### Work required
Below is a listing to transcribe in full and exactly; keep the pictures out.

### Data supplied
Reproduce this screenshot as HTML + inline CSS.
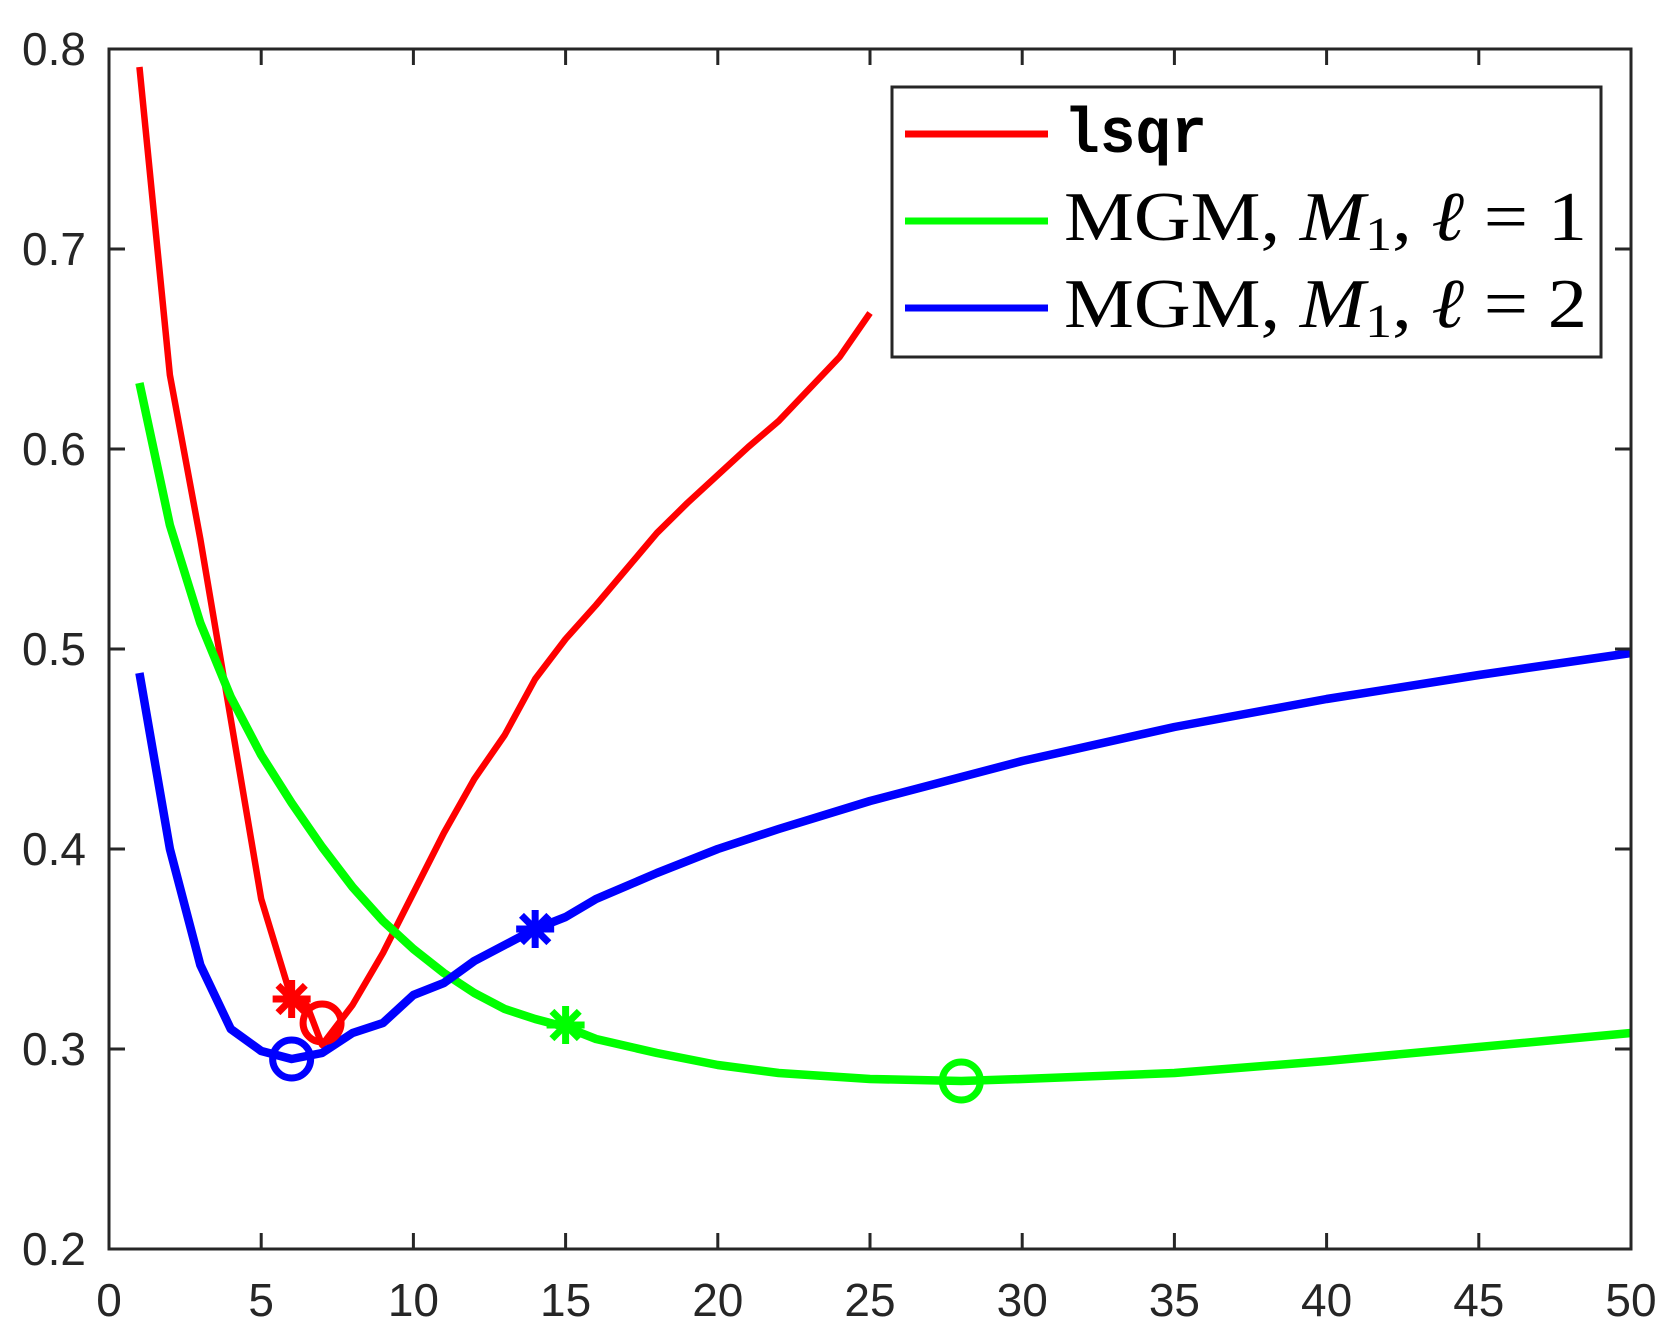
<!DOCTYPE html>
<html><head><meta charset="utf-8"><style>html,body{margin:0;padding:0;background:#fff}svg{display:block}</style></head>
<body>
<svg id="s" width="1680" height="1344" xmlns="http://www.w3.org/2000/svg">
<rect width="1680" height="1344" fill="#fff"/>
<g id="plot"></g>
<rect x="109" y="49" width="1522" height="1200" fill="none" stroke="#262626" stroke-width="3"/>
<g id="ticks" stroke="#262626" stroke-width="3"></g>
<g id="labels" font-family="Liberation Sans, sans-serif" font-size="46" fill="#262626"></g>
<rect x="892" y="87" width="709" height="270" fill="#fff" stroke="#262626" stroke-width="3"/>
<line x1="905" y1="134" x2="1048" y2="134" stroke="#ff0000" stroke-width="7"/>
<line x1="905" y1="221" x2="1048" y2="221" stroke="#00ff00" stroke-width="7"/>
<line x1="905" y1="308" x2="1048" y2="308" stroke="#0000ff" stroke-width="7"/>
<text x="1064" y="152" font-family="Liberation Mono, monospace" font-weight="bold" font-size="64" fill="#000" textLength="143" lengthAdjust="spacingAndGlyphs">lsqr</text>
<text x="1064" y="240" font-family="Liberation Serif, serif" font-size="70" fill="#000" textLength="523" lengthAdjust="spacingAndGlyphs">MGM, <tspan font-style="italic">M</tspan><tspan font-size="48" dy="10">1</tspan><tspan dy="-10">, </tspan><tspan font-style="italic">ℓ</tspan> = 1</text>
<text x="1064" y="327" font-family="Liberation Serif, serif" font-size="70" fill="#000" textLength="523" lengthAdjust="spacingAndGlyphs">MGM, <tspan font-style="italic">M</tspan><tspan font-size="48" dy="10">1</tspan><tspan dy="-10">, </tspan><tspan font-style="italic">ℓ</tspan> = 2</text>
</svg>
<script>
var X=function(x){return 109+x*30.44},Y=function(v){return 49+(0.8-v)*2000};
var ns="http://www.w3.org/2000/svg";
function el(p,t,a){var e=document.createElementNS(ns,t);for(var k in a)e.setAttribute(k,a[k]);p.appendChild(e);return e;}
var plot=document.getElementById('plot'),ticks=document.getElementById('ticks'),labels=document.getElementById('labels');
for(var i=0;i<=10;i++){var x=X(i*5);
 if(i>0&&i<10){el(ticks,'line',{x1:x,y1:1249,x2:x,y2:1233});el(ticks,'line',{x1:x,y1:49,x2:x,y2:65});}
 var t=el(labels,'text',{x:x,y:1316,'text-anchor':'middle'});t.textContent=String(i*5);}
for(var j=0;j<=6;j++){var v=0.2+j*0.1,y=Y(v);
 if(j>0&&j<6){el(ticks,'line',{x1:109,y1:y,x2:125,y2:y});el(ticks,'line',{x1:1631,y1:y,x2:1615,y2:y});}
 var t=el(labels,'text',{x:86,y:y+16,'text-anchor':'end'});t.textContent=v.toFixed(1);}
var red=[[1,.791],[2,.637],[3,.555],[4,.465],[5,.375],[6,.325],[6.5,.322],[7,.302],[8,.322],[9,.348],[10,.378],[11,.408],[12,.435],[13,.457],[14,.485],[15,.505],[16,.522],[17,.54],[18,.558],[19,.573],[20,.587],[21,.601],[22,.614],[23,.63],[24,.646],[25,.668]];
var green=[[1,.633],[2,.562],[3,.513],[4,.476],[5,.447],[6,.423],[7,.401],[8,.381],[9,.364],[10,.35],[11,.338],[12,.328],[13,.32],[14,.315],[15,.311],[16,.305],[18,.298],[20,.292],[22,.288],[25,.285],[28,.284],[30,.285],[35,.288],[40,.294],[45,.301],[50,.308]];
var blue=[[1,.488],[2,.40],[3,.342],[4,.31],[5,.299],[6,.295],[7,.298],[8,.308],[9,.313],[10,.327],[11,.333],[12,.344],[13,.352],[14,.36],[15,.366],[16,.375],[18,.388],[20,.40],[22,.41],[25,.424],[30,.444],[35,.461],[40,.475],[45,.487],[50,.498]];
function line(d,c,w){el(plot,'polyline',{points:d.map(function(p){return X(p[0])+','+Y(p[1])}).join(' '),fill:'none',stroke:c,'stroke-width':w,'stroke-linejoin':'round'});}
line(red,'#ff0000',6.5);line(green,'#00ff00',8.5);line(blue,'#0000ff',8.5);
function circ(x,v,c){el(plot,'circle',{cx:X(x),cy:Y(v),r:19,fill:'none',stroke:c,'stroke-width':7});}
function star(x,v,c){var cx=X(x),cy=Y(v),r=19;var g=el(plot,'g',{stroke:c,'stroke-width':7});
 el(g,'line',{x1:cx-r,y1:cy,x2:cx+r,y2:cy});el(g,'line',{x1:cx,y1:cy-r,x2:cx,y2:cy+r});
 var d=r*0.72;el(g,'line',{x1:cx-d,y1:cy-d,x2:cx+d,y2:cy+d});el(g,'line',{x1:cx-d,y1:cy+d,x2:cx+d,y2:cy-d});}
circ(7,.313,'#ff0000');star(6,.325,'#ff0000');
star(15,.312,'#00ff00');circ(28,.284,'#00ff00');
circ(6,.295,'#0000ff');star(14,.36,'#0000ff');
</script>
</body></html>
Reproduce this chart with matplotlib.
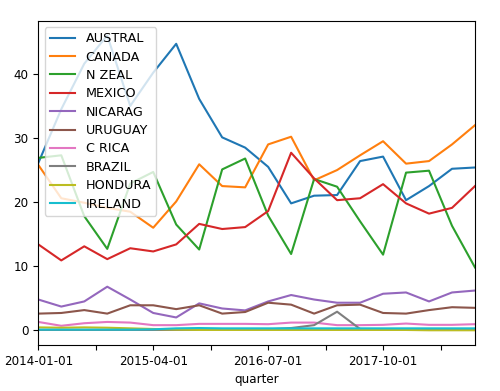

### Worked answer
Reproduce this screenshot as HTML + inline CSS.
<!DOCTYPE html>
<html><head><meta charset="utf-8"><style>html,body{margin:0;padding:0;background:#fff}svg{display:block}</style></head>
<body>
<svg id="s" width="1680" height="1344" xmlns="http://www.w3.org/2000/svg">
<rect width="1680" height="1344" fill="#fff"/>
<g id="plot"></g>
<rect x="109" y="49" width="1522" height="1200" fill="none" stroke="#262626" stroke-width="3"/>
<g id="ticks" stroke="#262626" stroke-width="3"></g>
<g id="labels" font-family="Liberation Sans, sans-serif" font-size="46" fill="#262626"></g>
<rect x="892" y="87" width="709" height="270" fill="#fff" stroke="#262626" stroke-width="3"/>
<line x1="905" y1="134" x2="1048" y2="134" stroke="#ff0000" stroke-width="7"/>
<line x1="905" y1="221" x2="1048" y2="221" stroke="#00ff00" stroke-width="7"/>
<line x1="905" y1="308" x2="1048" y2="308" stroke="#0000ff" stroke-width="7"/>
<text x="1064" y="152" font-family="Liberation Mono, monospace" font-weight="bold" font-size="64" fill="#000" textLength="143" lengthAdjust="spacingAndGlyphs">lsqr</text>
<text x="1064" y="240" font-family="Liberation Serif, serif" font-size="70" fill="#000" textLength="523" lengthAdjust="spacingAndGlyphs">MGM, <tspan font-style="italic">M</tspan><tspan font-size="48" dy="10">1</tspan><tspan dy="-10">, </tspan><tspan font-style="italic">ℓ</tspan> = 1</text>
<text x="1064" y="327" font-family="Liberation Serif, serif" font-size="70" fill="#000" textLength="523" lengthAdjust="spacingAndGlyphs">MGM, <tspan font-style="italic">M</tspan><tspan font-size="48" dy="10">1</tspan><tspan dy="-10">, </tspan><tspan font-style="italic">ℓ</tspan> = 2</text>
</svg>
<script>
var X=function(x){return 109+x*30.44},Y=function(v){return 49+(0.8-v)*2000};
var ns="http://www.w3.org/2000/svg";
function el(p,t,a){var e=document.createElementNS(ns,t);for(var k in a)e.setAttribute(k,a[k]);p.appendChild(e);return e;}
var plot=document.getElementById('plot'),ticks=document.getElementById('ticks'),labels=document.getElementById('labels');
for(var i=0;i<=10;i++){var x=X(i*5);
 if(i>0&&i<10){el(ticks,'line',{x1:x,y1:1249,x2:x,y2:1233});el(ticks,'line',{x1:x,y1:49,x2:x,y2:65});}
 var t=el(labels,'text',{x:x,y:1316,'text-anchor':'middle'});t.textContent=String(i*5);}
for(var j=0;j<=6;j++){var v=0.2+j*0.1,y=Y(v);
 if(j>0&&j<6){el(ticks,'line',{x1:109,y1:y,x2:125,y2:y});el(ticks,'line',{x1:1631,y1:y,x2:1615,y2:y});}
 var t=el(labels,'text',{x:86,y:y+16,'text-anchor':'end'});t.textContent=v.toFixed(1);}
var red=[[1,.791],[2,.637],[3,.555],[4,.465],[5,.375],[6,.325],[6.5,.322],[7,.302],[8,.322],[9,.348],[10,.378],[11,.408],[12,.435],[13,.457],[14,.485],[15,.505],[16,.522],[17,.54],[18,.558],[19,.573],[20,.587],[21,.601],[22,.614],[23,.63],[24,.646],[25,.668]];
var green=[[1,.633],[2,.562],[3,.513],[4,.476],[5,.447],[6,.423],[7,.401],[8,.381],[9,.364],[10,.35],[11,.338],[12,.328],[13,.32],[14,.315],[15,.311],[16,.305],[18,.298],[20,.292],[22,.288],[25,.285],[28,.284],[30,.285],[35,.288],[40,.294],[45,.301],[50,.308]];
var blue=[[1,.488],[2,.40],[3,.342],[4,.31],[5,.299],[6,.295],[7,.298],[8,.308],[9,.313],[10,.327],[11,.333],[12,.344],[13,.352],[14,.36],[15,.366],[16,.375],[18,.388],[20,.40],[22,.41],[25,.424],[30,.444],[35,.461],[40,.475],[45,.487],[50,.498]];
function line(d,c,w){el(plot,'polyline',{points:d.map(function(p){return X(p[0])+','+Y(p[1])}).join(' '),fill:'none',stroke:c,'stroke-width':w,'stroke-linejoin':'round'});}
line(red,'#ff0000',6.5);line(green,'#00ff00',8.5);line(blue,'#0000ff',8.5);
function circ(x,v,c){el(plot,'circle',{cx:X(x),cy:Y(v),r:19,fill:'none',stroke:c,'stroke-width':7});}
function star(x,v,c){var cx=X(x),cy=Y(v),r=19;var g=el(plot,'g',{stroke:c,'stroke-width':7});
 el(g,'line',{x1:cx-r,y1:cy,x2:cx+r,y2:cy});el(g,'line',{x1:cx,y1:cy-r,x2:cx,y2:cy+r});
 var d=r*0.72;el(g,'line',{x1:cx-d,y1:cy-d,x2:cx+d,y2:cy+d});el(g,'line',{x1:cx-d,y1:cy+d,x2:cx+d,y2:cy-d});}
circ(7,.313,'#ff0000');star(6,.325,'#ff0000');
star(15,.312,'#00ff00');circ(28,.284,'#00ff00');
circ(6,.295,'#0000ff');star(14,.36,'#0000ff');
</script>
</body></html>
Reproduce this chart with matplotlib.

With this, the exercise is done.